→ **Record list**:
========================================

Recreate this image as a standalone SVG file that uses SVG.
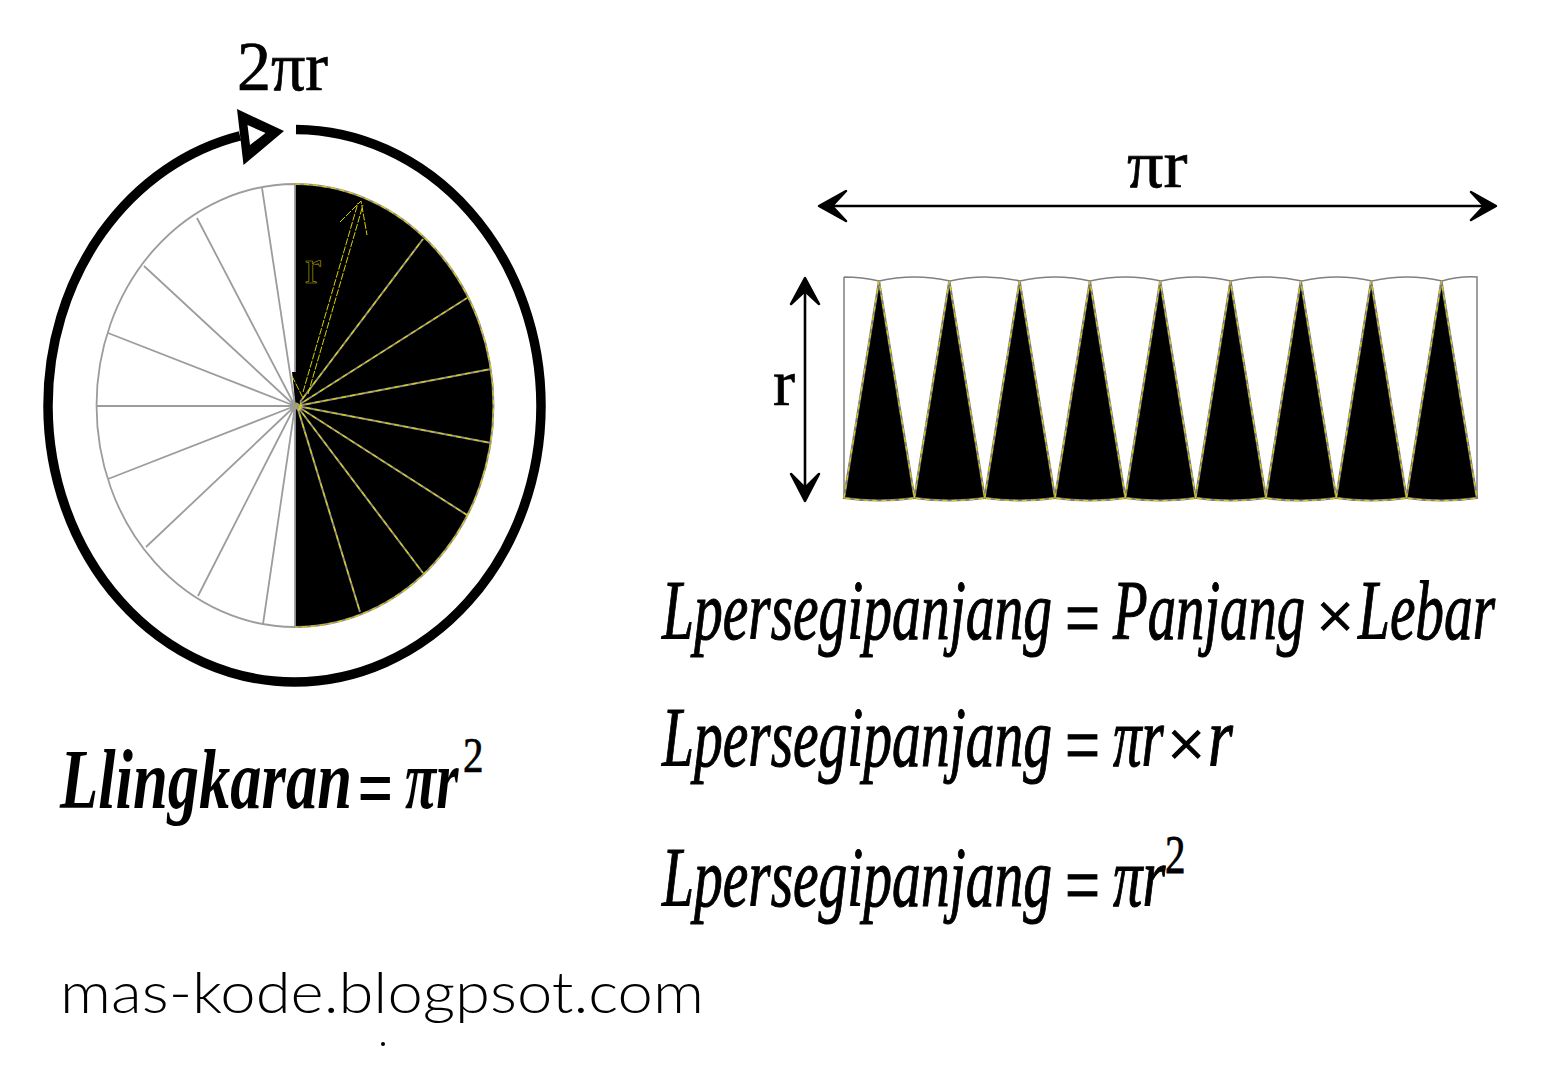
<svg xmlns="http://www.w3.org/2000/svg" width="1548" height="1068" viewBox="0 0 1548 1068">
<style>
text{font-family:"Liberation Serif","Times New Roman",serif;fill:#000}
.f{font-style:italic;font-size:84px;stroke:#000;stroke-width:1.1px}
.b{font-style:italic;font-weight:bold;font-size:84px}
.x{font-size:68px;stroke:#000;stroke-width:1.2px}
.n{font-size:68px;stroke:#000;stroke-width:.7px}
.u{font-size:50px;stroke:#000;stroke-width:.7px}
.s{fill:none;stroke:#9c9c9c;stroke-width:1.8}
.g{fill:none;stroke:#909080;stroke-width:2}
.y{fill:none;stroke:#e0d000;stroke-width:1.2;stroke-dasharray:5 4}
.t{stroke:#7c7c7c;stroke-width:2.2}
.c{fill:none;stroke:#000;stroke-width:2.600}
.h{fill:#000;stroke:#000;stroke-width:2.500;stroke-linejoin:round}
</style>
<defs>
<path id="wedge" d="M844 498L879 281L914.500 498Q879 503 844 498Z"/>
<g id="tri">
<use href="#wedge" fill="#000" class="t"/>
<use href="#wedge" fill="none" class="y"/>
</g>
</defs>
<rect width="1548" height="1068" fill="#fff"/>
<g id="circle">
<path d="M295 184A198 221 0 0 1 295 627Z" fill="#000"/>
<path d="M295 184A198 221 0 0 0 295 627M295 184V627" class="s"/>
<path class="s" d="M295 406L262 188M295 406L197 218M295 406L144 266M295 406L108 333M295 406L97 406M295 406L108 479M295 406L146 547M295 406L198 596M295 406L263 624"/>
<path class="g" d="M295 184A198 221 0 0 1 295 627M297 406L423 239M297 406L467 298M297 406L491 369M297 406L491 443M297 406L467 515M297 406L423 573M297 406L360 612"/>
<path class="y" d="M295 184A198 221 0 0 1 295 627M297 406L423 239M297 406L467 298M297 406L491 369M297 406L491 443M297 406L467 515M297 406L423 573M297 406L360 612"/>
<path d="M292 372L296 372L300 404L296 407Z" fill="#000"/>
<circle cx="296" cy="406" r="3.500" fill="#a0a080"/>
<path d="M303 392L358 203M308 394L363 205M340 222L361 201L367 235M292 376L303 398" fill="none" stroke="#d8d000" stroke-width="1" stroke-dasharray="7 1.500"/>
<text x="305" y="283" font-size="48" style="fill:#000;stroke:#b8a800;stroke-width:.6">r</text>
</g>
<g id="ring">
<path d="M296 129.500A246.500 276.500 0 0 1 541 406A246.500 276.500 0 0 1 294.500 682A246.500 276.500 0 0 1 48 406A246.500 276.500 0 0 1 240 135.800" fill="none" stroke="#000" stroke-width="9.500"/>
<path fill-rule="evenodd" d="M237 109L284 131L243.500 165ZM247.500 125L250 145L265.500 133Z" fill="#000"/>
<text class="n" transform="translate(237 90) scale(1 1.02)">2πr</text>
</g>
<g id="rectangle">
<path d="M844 277Q862 277 879 281Q914 273 950 281Q985 273 1020 281Q1055 273 1090 281Q1125 273 1161 281Q1196 273 1231 281Q1266 273 1302 281Q1337 273 1372 281Q1407 273 1442 281Q1460 276 1477 277V498M844 277V498" fill="none" stroke="#808080" stroke-width="1.500"/>
<use href="#tri"/>
<use href="#tri" x="70.300"/>
<use href="#tri" x="140.600"/>
<use href="#tri" x="210.900"/>
<use href="#tri" x="281.200"/>
<use href="#tri" x="351.500"/>
<use href="#tri" x="421.800"/>
<use href="#tri" x="492.100"/>
<use href="#tri" x="562.400"/>
<text x="773" y="405" font-size="66" style="stroke:#000;stroke-width:.7">r</text>
</g>
<g id="connectors">
<path class="c" d="M825 206H1490M805 285V495"/>
<path class="h" d="M819 206L846 191L832 206L846 221ZM1496 206L1471 192L1484 206L1471 220ZM805 278L791 304L805 291L819 304ZM805 501L791 474L805 488L819 474Z"/>
<text class="n" transform="translate(1127 187) scale(1.06 1)">πr</text>
</g>
<g id="formula-circle">
<text class="b" transform="translate(60 808) scale(.745 1)">Llingkaran</text>
<text class="b" transform="translate(357 817) scale(.75 1)">=</text>
<text class="b" transform="translate(405 808) scale(.68 1)">πr</text>
<text class="u" transform="translate(463 772) scale(.82 1)">2</text>
</g>
<g id="formula-1">
<text class="f" transform="translate(662 639) scale(.685 1)">Lpersegipanjang</text>
<text class="f" transform="translate(1061 647) scale(.74 1)">=</text>
<text class="f" transform="translate(1113 639) scale(.675 1)">Panjang</text>
<text class="x" x="1316" y="639">×</text>
<text class="f" transform="translate(1358 639) scale(.683 1)">Lebar</text>
</g>
<g id="formula-2">
<text class="f" transform="translate(662 766) scale(.685 1)">Lpersegipanjang</text>
<text class="f" transform="translate(1061 774) scale(.74 1)">=</text>
<text class="f" transform="translate(1113 766) scale(.68 1)">πr</text>
<text class="x" x="1167" y="767">×</text>
<text class="f" transform="translate(1208 766) scale(.76 1)">r</text>
</g>
<g id="formula-3">
<text class="f" transform="translate(662 906) scale(.685 1)">Lpersegipanjang</text>
<text class="f" transform="translate(1061 914) scale(.74 1)">=</text>
<text class="f" transform="translate(1113 906) scale(.7 1)">πr</text>
<text class="u" transform="translate(1165 873) scale(.82 1.1)">2</text>
</g>
<g id="credit">
<text x="60" y="1013" font-size="58" textLength="644" lengthAdjust="spacingAndGlyphs" style="font-family:'Lato','Open Sans',sans-serif;font-weight:300">mas-kode.blogpsot.com</text>
<circle cx="383" cy="1044" r="2" fill="#000"/>
</g>
</svg>
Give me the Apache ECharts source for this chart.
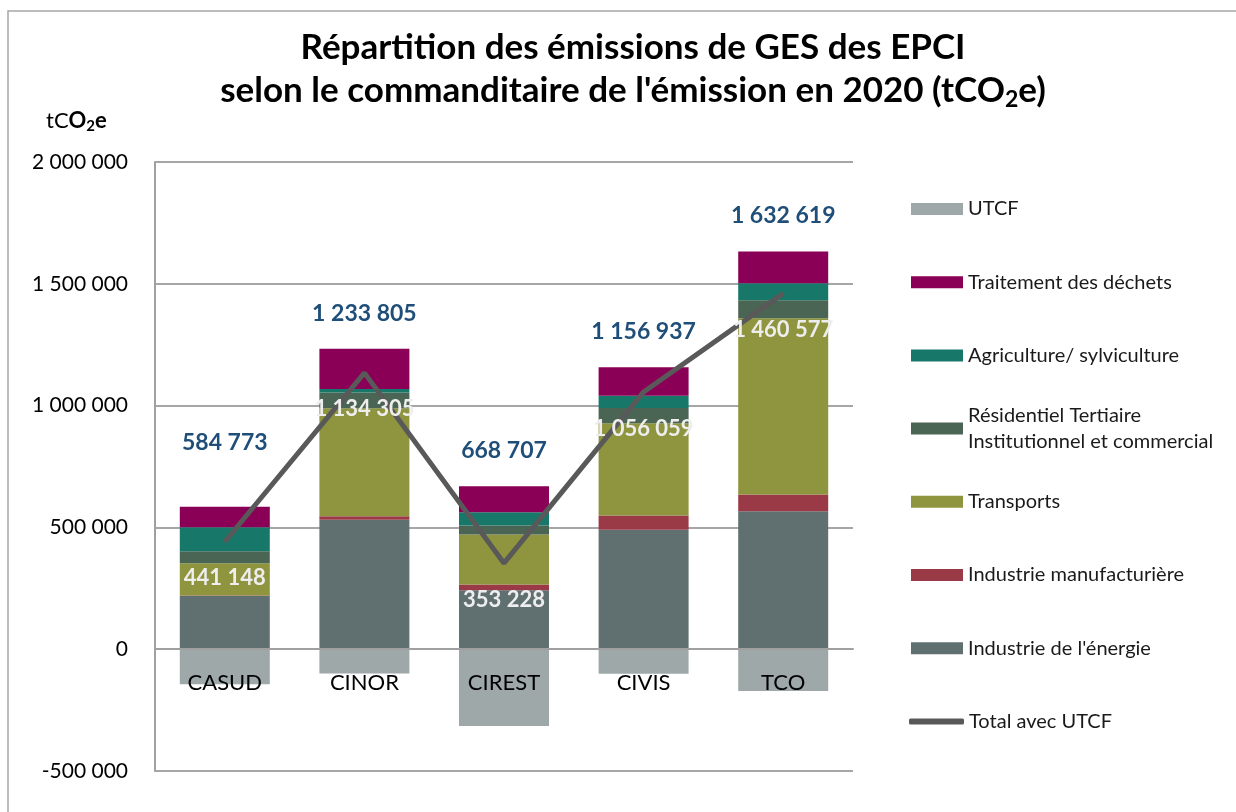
<!DOCTYPE html>
<html>
<head>
<meta charset="utf-8">
<title>Répartition des émissions de GES des EPCI</title>
<script src="https://cdn.jsdelivr.net/npm/echarts@6/dist/echarts.min.js"></script>
<style>
  html, body { margin: 0; padding: 0; background: #fff; }
  #chart { width: 1236px; height: 812px; }
</style>
</head>
<body>
<div id="chart"></div>
<script>
// EPCI de La Réunion
const categories = ['CASUD', 'CINOR', 'CIREST', 'CIVIS', 'TCO'];

// secteurs (tCO2e), du bas vers le haut de la pile
const energie = [218000, 531000, 241600, 490000, 566700];
const manufacturiere = [2000, 15000, 24400, 59000, 68300];
const transports = [133000, 443000, 205000, 379000, 724000];
const residentiel = [49000, 65000, 37000, 62000, 73000];
const agriculture = [99000, 14000, 54000, 50000, 70000];
const dechets = [83773, 165805, 106707, 116937, 130619];
const utcf = [-143625, -99500, -315479, -100878, -172042];

// totaux affichés
const totalSansUtcf = [584773, 1233805, 668707, 1156937, 1632619];
const totalAvecUtcf = [441148, 1134305, 353228, 1056059, 1460577];

// graduations de l'axe
const yTicks = [-500000, 0, 500000, 1000000, 1500000, 2000000];

const FONT = 'Lato';

function fmt(v) {
    return String(v).replace(/\B(?=(\d{3})+(?!\d))/g, ' ');
}

var seriesDefs = [
    {name: "Industrie de l'énergie", data: energie, color: '#607070'},
    {name: 'Industrie manufacturière', data: manufacturiere, color: '#9a3a46'},
    {name: 'Transports', data: transports, color: '#8f943e'},
    {name: 'Résidentiel Tertiaire\nInstitutionnel et commercial', data: residentiel, color: '#4a6554'},
    {name: 'Agriculture/ sylviculture', data: agriculture, color: '#17786a'},
    {name: 'Traitement des déchets', data: dechets, color: '#8a0057'},
    {name: 'UTCF', data: utcf, color: '#9fa8a8'}
];

var series = seriesDefs.map(function (d) {
    var s = {
        name: d.name,
        type: 'bar',
        stack: 'ges',
        barWidth: 90,
        data: d.data,
        itemStyle: {color: d.color},
        emphasis: {disabled: true}
    };
    if (d.data === dechets) {
        // total sans UTCF au-dessus de la pile
        s.data = d.data.map(function (v, i) {
            return i === 0 ? {value: v, label: {distance: 53}} : v;
        });
        s.label = {
            show: true,
            position: 'top',
            distance: 24,
            fontFamily: FONT,
            fontSize: 23,
            fontWeight: 'bold',
            color: '#1f4e79',
            formatter: function (p) { return fmt(totalSansUtcf[p.dataIndex]); }
        };
    }
    return s;
});

series.push({
    name: 'Total avec UTCF',
    type: 'line',
    data: totalAvecUtcf,
    symbol: 'circle',
    symbolSize: 1,
    z: 5,
    lineStyle: {color: '#595959', width: 5},
    itemStyle: {color: '#595959'},
    label: {
        show: true,
        position: 'bottom',
        distance: 25,
        fontFamily: FONT,
        fontSize: 22,
        fontWeight: 'bold',
        color: '#eeeeee',
        formatter: function (p) { return fmt(p.value); }
    },
    emphasis: {disabled: true}
});

// légende : une entrée par ligne, espacées comme dans l'original
var legendOrder = [
    'UTCF',
    'Traitement des déchets',
    'Agriculture/ sylviculture',
    'Résidentiel Tertiaire\nInstitutionnel et commercial',
    'Transports',
    'Industrie manufacturière',
    "Industrie de l'énergie",
    'Total avec UTCF'
];

var legends = legendOrder.map(function (name, i) {
    var cy = 209 + i * 73.2;
    var twoLines = name.indexOf('\n') >= 0;
    var isLine = name === 'Total avec UTCF';
    var textStyle = {
        fontFamily: FONT,
        fontSize: 20,
        color: '#1a1a1a',
        lineHeight: twoLines ? 26 : 22
    };
    if (twoLines) textStyle.padding = [26, 0, 0, 0];
    return {
        show: true,
        left: isLine ? 909 : 911,
        top: cy - (twoLines ? 39 : 11),
        padding: 0,
        itemGap: 0,
        itemWidth: isLine ? 55 : 52,
        itemHeight: isLine ? 6 : 12,
        data: [{name: name, icon: isLine ? 'roundRect' : 'rect'}],
        textStyle: textStyle
    };
});

var chart = echarts.init(document.getElementById('chart'));

var option = {
    backgroundColor: '#ffffff',
    animation: false,
    title: [
        {
            text: 'Répartition des émissions de GES des EPCI\nselon le commanditaire de l\'émission en 2020 {t|(tCO}{sub|2}{t|e)}',
            left: 628,
            textAlign: 'center',
            top: 21,
            textStyle: {
                fontFamily: FONT,
                fontSize: 35,
                fontWeight: 'bold',
                color: '#000',
                lineHeight: 43,
                rich: {
                    t: {fontFamily: FONT, fontSize: 35, fontWeight: 'bold', color: '#000'},
                    sub: {fontFamily: FONT, fontSize: 23, fontWeight: 'bold', color: '#000', padding: [18, 0, 0, 0]}
                }
            }
        },
        {
            text: '{r|tC}{b|O}{s|2}{b|e}',
            left: 41,
            top: 103,
            textStyle: {
                rich: {
                    r: {fontFamily: FONT, fontSize: 22, fontWeight: 'normal', color: '#000'},
                    b: {fontFamily: FONT, fontSize: 22, fontWeight: 'bold', color: '#000'},
                    s: {fontFamily: FONT, fontSize: 15, fontWeight: 'bold', color: '#000', padding: [11, 0, 0, 0]}
                }
            }
        }
    ],
    graphic: [
        {
            type: 'rect',
            shape: {x: 8, y: 11, width: 1240, height: 820},
            style: {fill: 'none', stroke: '#a6a6a6', lineWidth: 1.5},
            silent: true
        }
    ],
    legend: legends,
    grid: {left: 155, right: 383, top: 162, bottom: 41},
    xAxis: {
        type: 'category',
        data: categories,
        z: 10,
        // l'axe des catégories croise à 0 (remonté depuis le bas de la grille)
        offset: -121.8,
        axisLine: {onZero: false, lineStyle: {color: '#a0a0a0', width: 2}},
        axisTick: {show: false},
        axisLabel: {
            margin: 23,
            fontFamily: FONT,
            fontSize: 22,
            color: '#000'
        }
    },
    yAxis: {
        type: 'value',
        min: yTicks[0],
        max: yTicks[yTicks.length - 1],
        interval: 500000,
        axisLine: {show: true, lineStyle: {color: '#a0a0a0', width: 2}},
        axisTick: {show: false},
        splitLine: {lineStyle: {color: '#a6a6a6', width: 2}},
        axisLabel: {
            margin: 27,
            fontFamily: FONT,
            fontSize: 21,
            color: '#000',
            formatter: function (v) { return fmt(v); }
        }
    },
    series: series
};

chart.setOption(option);
</script>
</body>
</html>
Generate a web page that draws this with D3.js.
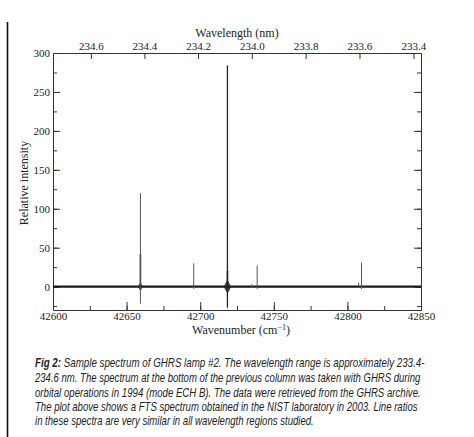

========================================

Using the entries above, write out exactly the lines from the one with "Give me the" through the one with "const categories = ['CASUD', 'CINOR', 'CIREST', 'CIVIS', 'TCO'];", ends included. Leave out any pictures.

Give me the Apache ECharts source for this chart.
<!DOCTYPE html>
<html>
<head>
<meta charset="utf-8">
<title>Répartition des émissions de GES des EPCI</title>
<script src="https://cdn.jsdelivr.net/npm/echarts@6/dist/echarts.min.js"></script>
<style>
  html, body { margin: 0; padding: 0; background: #fff; }
  #chart { width: 1236px; height: 812px; }
</style>
</head>
<body>
<div id="chart"></div>
<script>
// EPCI de La Réunion
const categories = ['CASUD', 'CINOR', 'CIREST', 'CIVIS', 'TCO'];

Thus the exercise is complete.